◆ **EXTRACTED DATA**

# # # # # # #

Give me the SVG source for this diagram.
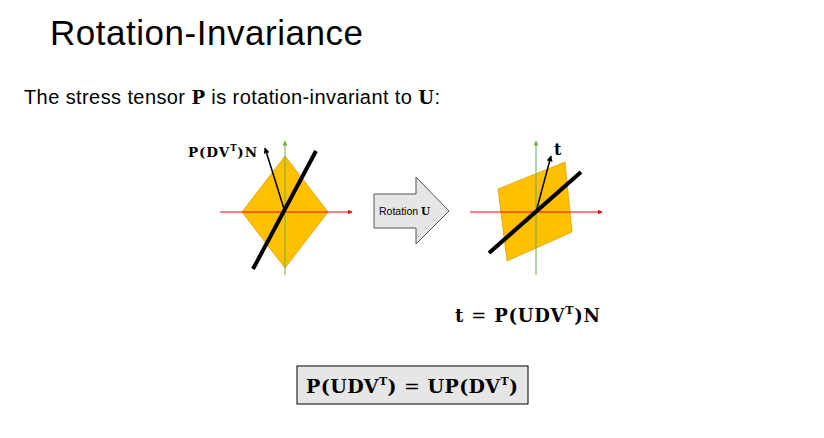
<svg xmlns="http://www.w3.org/2000/svg" width="824" height="438" viewBox="0 0 824 438">
<style>
.m{font-family:"DejaVu Serif","Liberation Serif",serif;font-weight:bold;fill:#000}
.ax{stroke-width:1}
</style>
<defs>
<marker id="ar" viewBox="0 0 10 10" refX="9" refY="5" markerWidth="5" markerHeight="5" orient="auto"><path d="M0,0L10,5L0,10z" fill="#f00"/></marker>
<marker id="ag" viewBox="0 0 10 10" refX="9" refY="5" markerWidth="5" markerHeight="5" orient="auto"><path d="M0,0L10,5L0,10z" fill="#70ad47"/></marker>
<marker id="ak" viewBox="0 0 10 10" refX="9" refY="5" markerWidth="4" markerHeight="4" orient="auto"><path d="M0,0L10,5L0,10z" fill="#000"/></marker>
</defs>
<rect width="824" height="438" fill="#fff"/>
<text x="50" y="45" font-family="Liberation Sans,Arial,sans-serif" font-size="35" textLength="313" fill="#000">Rotation-Invariance</text>
<text x="24" y="104" font-family="Liberation Sans,Arial,sans-serif" font-size="20" textLength="416" fill="#000">The stress tensor <tspan class="m" font-size="18">P</tspan> is rotation-invariant to <tspan class="m" font-size="18">U</tspan>:</text>
<g id="left">
<polygon points="285,156 328,212 285,268 242,212" fill="#ffc000" stroke="#d9a300" stroke-width="0.8"/>
<line x1="220" y1="212" x2="352" y2="212" stroke="#f00" class="ax" marker-end="url(#ar)"/>
<line x1="285" y1="275" x2="285" y2="141" stroke="#70ad47" class="ax" marker-end="url(#ag)"/>
<line x1="316" y1="151" x2="253" y2="269" stroke="#000" stroke-width="4"/>
<line x1="285" y1="212" x2="265" y2="148" stroke="#000" stroke-width="1.5" marker-end="url(#ak)"/>
<text x="188" y="157" class="m" font-size="13.5" textLength="69">P(DV<tspan font-size="8.5" dy="-6">T</tspan><tspan dy="6">)N</tspan></text>
</g>
<g id="rotation">
<polygon points="374,194 416,194 416,177 449,211 416,244 416,228 374,228" fill="#e6e6e6" stroke="#555" stroke-width="1"/>
<text x="379" y="215" font-family="Liberation Sans,Arial,sans-serif" font-size="10.5" fill="#000">Rotation <tspan class="m" font-size="10.5">U</tspan></text>
</g>
<g id="right">
<polygon points="498,189 565,162 572,232 507,261" fill="#ffc000" stroke="#d9a300" stroke-width="0.8"/>
<line x1="470" y1="212" x2="602" y2="212" stroke="#f00" class="ax" marker-end="url(#ar)"/>
<line x1="536" y1="275" x2="536" y2="141" stroke="#70ad47" class="ax" marker-end="url(#ag)"/>
<line x1="581" y1="172" x2="489" y2="253" stroke="#000" stroke-width="4"/>
<line x1="536" y1="212" x2="551" y2="156" stroke="#000" stroke-width="1.5" marker-end="url(#ak)"/>
<text x="554" y="155" class="m" font-size="16">t</text>
</g>
<text x="455" y="322" class="m" font-size="18" textLength="145">t <tspan font-weight="normal">=</tspan> P(UDV<tspan font-size="11" dy="-8">T</tspan><tspan dy="8">)N</tspan></text>
<g id="box">
<rect x="297" y="366" width="231" height="38" fill="#e6e6e6" stroke="#000" stroke-width="1"/>
<text x="306" y="393" class="m" font-size="19" textLength="212">P(UDV<tspan font-size="11" dy="-8">T</tspan><tspan dy="8">) </tspan><tspan font-weight="normal">=</tspan> UP(DV<tspan font-size="11" dy="-8">T</tspan><tspan dy="8">)</tspan></text>
</g>
</svg>
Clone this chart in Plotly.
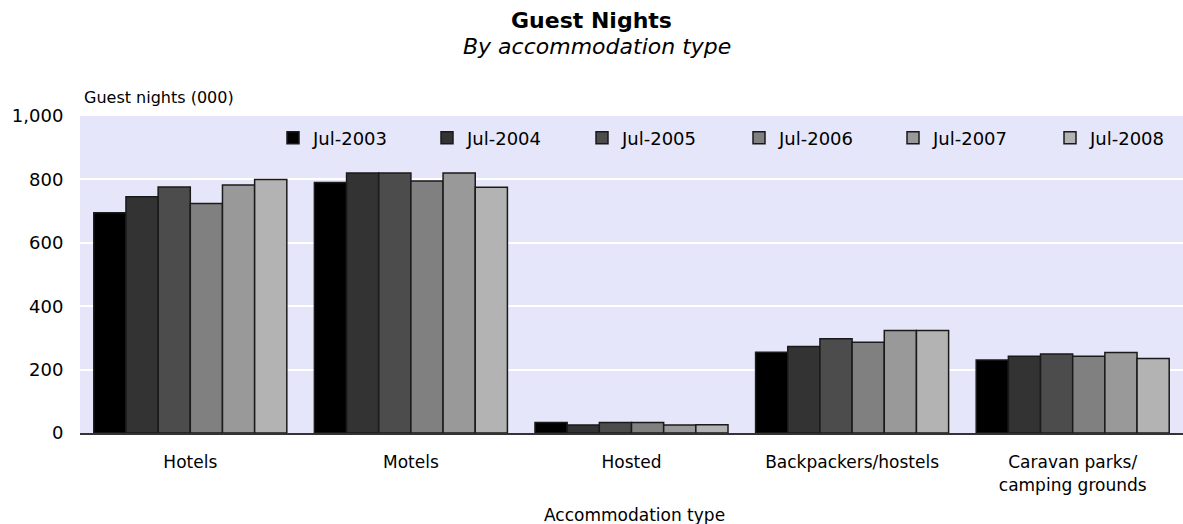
import plotly.graph_objects as go

categories = ["Hotels", "Motels", "Hosted", "Backpackers/hostels", "Caravan parks/<br>camping grounds"]
series_names = ["Jul-2003", "Jul-2004", "Jul-2005", "Jul-2006", "Jul-2007", "Jul-2008"]
jul_2003 = [695, 790, 33, 255, 230]
jul_2004 = [745, 820, 25, 273, 242]
jul_2005 = [776, 820, 33, 297, 249]
jul_2006 = [724, 795, 33, 286, 242]
jul_2007 = [782, 820, 25, 323, 254]
jul_2008 = [800, 775, 26, 323, 235]
series_values = [jul_2003, jul_2004, jul_2005, jul_2006, jul_2007, jul_2008]
colors = ["#000000", "#333333", "#4c4c4c", "#808080", "#999999", "#b3b3b3"]
y_ticks = [0, 200, 400, 600, 800, 1000]
legend_marker_x = [293, 447, 602, 759, 913, 1070]

FONT = "DejaVu Sans"
FS = 17

W, H = 1183, 524
L, R, T, B = 80, 0, 116, 91
ph = H - T - B


def py(ypix):
    return (H - B - ypix) / ph


def px(xpix):
    return (xpix - L) / (W - L - R)


fig = go.Figure()
legend_layouts = {}
for i, (name, vals, col, mx) in enumerate(zip(series_names, series_values, colors, legend_marker_x)):
    lname = "legend" if i == 0 else f"legend{i + 1}"
    fig.add_trace(go.Bar(
        x=categories, y=vals, name=name, legend=lname, showlegend=True,
        marker=dict(color=col, line=dict(color="#1a1a1a", width=1.5)),
    ))
    legend_layouts[lname] = dict(
        orientation="h", x=px(mx - 20), xanchor="left", y=py(138), yanchor="middle",
        bgcolor="rgba(0,0,0,0)", borderwidth=0, font=dict(family=FONT, size=18),
    )

fig.update_layout(
    width=W, height=H, autosize=False, showlegend=True,
    margin=dict(l=L, r=R, t=T, b=B, pad=0),
    paper_bgcolor="white", plot_bgcolor="#e6e6fa",
    font=dict(family=FONT, size=FS, color="#000000"),
    barmode="group", bargap=0.125, bargroupgap=0,
    title=dict(text="<b>Guest Nights</b>", x=0.5, xanchor="center", xref="container",
               y=1 - 20 / H, yanchor="middle", yref="container",
               font=dict(family=FONT, size=22, color="#000000")),
    xaxis=dict(showline=True, linecolor="#333333", linewidth=2, ticks="outside",
               ticklen=13, tickcolor="rgba(0,0,0,0)", showgrid=False,
               tickfont=dict(family=FONT, size=FS)),
    yaxis=dict(range=[0, 1000], tickvals=y_ticks, tickformat=",", showgrid=True,
               gridcolor="white", gridwidth=2, zeroline=False, showline=False,
               ticks="outside", ticklen=12, tickcolor="rgba(0,0,0,0)",
               tickfont=dict(family=FONT, size=18)),
    annotations=[
        dict(text="<i>By accommodation type</i>", xref="paper", yref="paper",
             x=px(597), y=py(46), xanchor="center", yanchor="middle", showarrow=False,
             font=dict(family=FONT, size=22)),
        dict(text="Guest nights (000)", xref="paper", yref="paper",
             x=px(82), y=py(98), xanchor="left", yanchor="middle", showarrow=False,
             font=dict(family=FONT, size=16)),
        dict(text="Accommodation type", xref="paper", yref="paper",
             x=px(634), y=py(515), xanchor="center", yanchor="middle", showarrow=False,
             font=dict(family=FONT, size=FS)),
    ],
    **legend_layouts,
)

fig.write_html("out.html", config={"displayModeBar": False},
               post_script="document.body.style.margin='0';")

# # # # # # #

◆ **GIVEN INSTRUCTION**
Repeat all the records above exactly, leaving out any pictures.

◆ **ANSWER TO THE PROBLEM**
Give me the SVG source for this diagram.
<svg xmlns="http://www.w3.org/2000/svg" width="824" height="438" viewBox="0 0 824 438">
<style>
.m{font-family:"DejaVu Serif","Liberation Serif",serif;font-weight:bold;fill:#000}
.ax{stroke-width:1}
</style>
<defs>
<marker id="ar" viewBox="0 0 10 10" refX="9" refY="5" markerWidth="5" markerHeight="5" orient="auto"><path d="M0,0L10,5L0,10z" fill="#f00"/></marker>
<marker id="ag" viewBox="0 0 10 10" refX="9" refY="5" markerWidth="5" markerHeight="5" orient="auto"><path d="M0,0L10,5L0,10z" fill="#70ad47"/></marker>
<marker id="ak" viewBox="0 0 10 10" refX="9" refY="5" markerWidth="4" markerHeight="4" orient="auto"><path d="M0,0L10,5L0,10z" fill="#000"/></marker>
</defs>
<rect width="824" height="438" fill="#fff"/>
<text x="50" y="45" font-family="Liberation Sans,Arial,sans-serif" font-size="35" textLength="313" fill="#000">Rotation-Invariance</text>
<text x="24" y="104" font-family="Liberation Sans,Arial,sans-serif" font-size="20" textLength="416" fill="#000">The stress tensor <tspan class="m" font-size="18">P</tspan> is rotation-invariant to <tspan class="m" font-size="18">U</tspan>:</text>
<g id="left">
<polygon points="285,156 328,212 285,268 242,212" fill="#ffc000" stroke="#d9a300" stroke-width="0.8"/>
<line x1="220" y1="212" x2="352" y2="212" stroke="#f00" class="ax" marker-end="url(#ar)"/>
<line x1="285" y1="275" x2="285" y2="141" stroke="#70ad47" class="ax" marker-end="url(#ag)"/>
<line x1="316" y1="151" x2="253" y2="269" stroke="#000" stroke-width="4"/>
<line x1="285" y1="212" x2="265" y2="148" stroke="#000" stroke-width="1.5" marker-end="url(#ak)"/>
<text x="188" y="157" class="m" font-size="13.5" textLength="69">P(DV<tspan font-size="8.5" dy="-6">T</tspan><tspan dy="6">)N</tspan></text>
</g>
<g id="rotation">
<polygon points="374,194 416,194 416,177 449,211 416,244 416,228 374,228" fill="#e6e6e6" stroke="#555" stroke-width="1"/>
<text x="379" y="215" font-family="Liberation Sans,Arial,sans-serif" font-size="10.5" fill="#000">Rotation <tspan class="m" font-size="10.5">U</tspan></text>
</g>
<g id="right">
<polygon points="498,189 565,162 572,232 507,261" fill="#ffc000" stroke="#d9a300" stroke-width="0.8"/>
<line x1="470" y1="212" x2="602" y2="212" stroke="#f00" class="ax" marker-end="url(#ar)"/>
<line x1="536" y1="275" x2="536" y2="141" stroke="#70ad47" class="ax" marker-end="url(#ag)"/>
<line x1="581" y1="172" x2="489" y2="253" stroke="#000" stroke-width="4"/>
<line x1="536" y1="212" x2="551" y2="156" stroke="#000" stroke-width="1.5" marker-end="url(#ak)"/>
<text x="554" y="155" class="m" font-size="16">t</text>
</g>
<text x="455" y="322" class="m" font-size="18" textLength="145">t <tspan font-weight="normal">=</tspan> P(UDV<tspan font-size="11" dy="-8">T</tspan><tspan dy="8">)N</tspan></text>
<g id="box">
<rect x="297" y="366" width="231" height="38" fill="#e6e6e6" stroke="#000" stroke-width="1"/>
<text x="306" y="393" class="m" font-size="19" textLength="212">P(UDV<tspan font-size="11" dy="-8">T</tspan><tspan dy="8">) </tspan><tspan font-weight="normal">=</tspan> UP(DV<tspan font-size="11" dy="-8">T</tspan><tspan dy="8">)</tspan></text>
</g>
</svg>
Clone this chart in Plotly.
import plotly.graph_objects as go

categories = ["Hotels", "Motels", "Hosted", "Backpackers/hostels", "Caravan parks/<br>camping grounds"]
series_names = ["Jul-2003", "Jul-2004", "Jul-2005", "Jul-2006", "Jul-2007", "Jul-2008"]
jul_2003 = [695, 790, 33, 255, 230]
jul_2004 = [745, 820, 25, 273, 242]
jul_2005 = [776, 820, 33, 297, 249]
jul_2006 = [724, 795, 33, 286, 242]
jul_2007 = [782, 820, 25, 323, 254]
jul_2008 = [800, 775, 26, 323, 235]
series_values = [jul_2003, jul_2004, jul_2005, jul_2006, jul_2007, jul_2008]
colors = ["#000000", "#333333", "#4c4c4c", "#808080", "#999999", "#b3b3b3"]
y_ticks = [0, 200, 400, 600, 800, 1000]
legend_marker_x = [293, 447, 602, 759, 913, 1070]

FONT = "DejaVu Sans"
FS = 17

W, H = 1183, 524
L, R, T, B = 80, 0, 116, 91
ph = H - T - B


def py(ypix):
    return (H - B - ypix) / ph


def px(xpix):
    return (xpix - L) / (W - L - R)


fig = go.Figure()
legend_layouts = {}
for i, (name, vals, col, mx) in enumerate(zip(series_names, series_values, colors, legend_marker_x)):
    lname = "legend" if i == 0 else f"legend{i + 1}"
    fig.add_trace(go.Bar(
        x=categories, y=vals, name=name, legend=lname, showlegend=True,
        marker=dict(color=col, line=dict(color="#1a1a1a", width=1.5)),
    ))
    legend_layouts[lname] = dict(
        orientation="h", x=px(mx - 20), xanchor="left", y=py(138), yanchor="middle",
        bgcolor="rgba(0,0,0,0)", borderwidth=0, font=dict(family=FONT, size=18),
    )

fig.update_layout(
    width=W, height=H, autosize=False, showlegend=True,
    margin=dict(l=L, r=R, t=T, b=B, pad=0),
    paper_bgcolor="white", plot_bgcolor="#e6e6fa",
    font=dict(family=FONT, size=FS, color="#000000"),
    barmode="group", bargap=0.125, bargroupgap=0,
    title=dict(text="<b>Guest Nights</b>", x=0.5, xanchor="center", xref="container",
               y=1 - 20 / H, yanchor="middle", yref="container",
               font=dict(family=FONT, size=22, color="#000000")),
    xaxis=dict(showline=True, linecolor="#333333", linewidth=2, ticks="outside",
               ticklen=13, tickcolor="rgba(0,0,0,0)", showgrid=False,
               tickfont=dict(family=FONT, size=FS)),
    yaxis=dict(range=[0, 1000], tickvals=y_ticks, tickformat=",", showgrid=True,
               gridcolor="white", gridwidth=2, zeroline=False, showline=False,
               ticks="outside", ticklen=12, tickcolor="rgba(0,0,0,0)",
               tickfont=dict(family=FONT, size=18)),
    annotations=[
        dict(text="<i>By accommodation type</i>", xref="paper", yref="paper",
             x=px(597), y=py(46), xanchor="center", yanchor="middle", showarrow=False,
             font=dict(family=FONT, size=22)),
        dict(text="Guest nights (000)", xref="paper", yref="paper",
             x=px(82), y=py(98), xanchor="left", yanchor="middle", showarrow=False,
             font=dict(family=FONT, size=16)),
        dict(text="Accommodation type", xref="paper", yref="paper",
             x=px(634), y=py(515), xanchor="center", yanchor="middle", showarrow=False,
             font=dict(family=FONT, size=FS)),
    ],
    **legend_layouts,
)

fig.write_html("out.html", config={"displayModeBar": False},
               post_script="document.body.style.margin='0';")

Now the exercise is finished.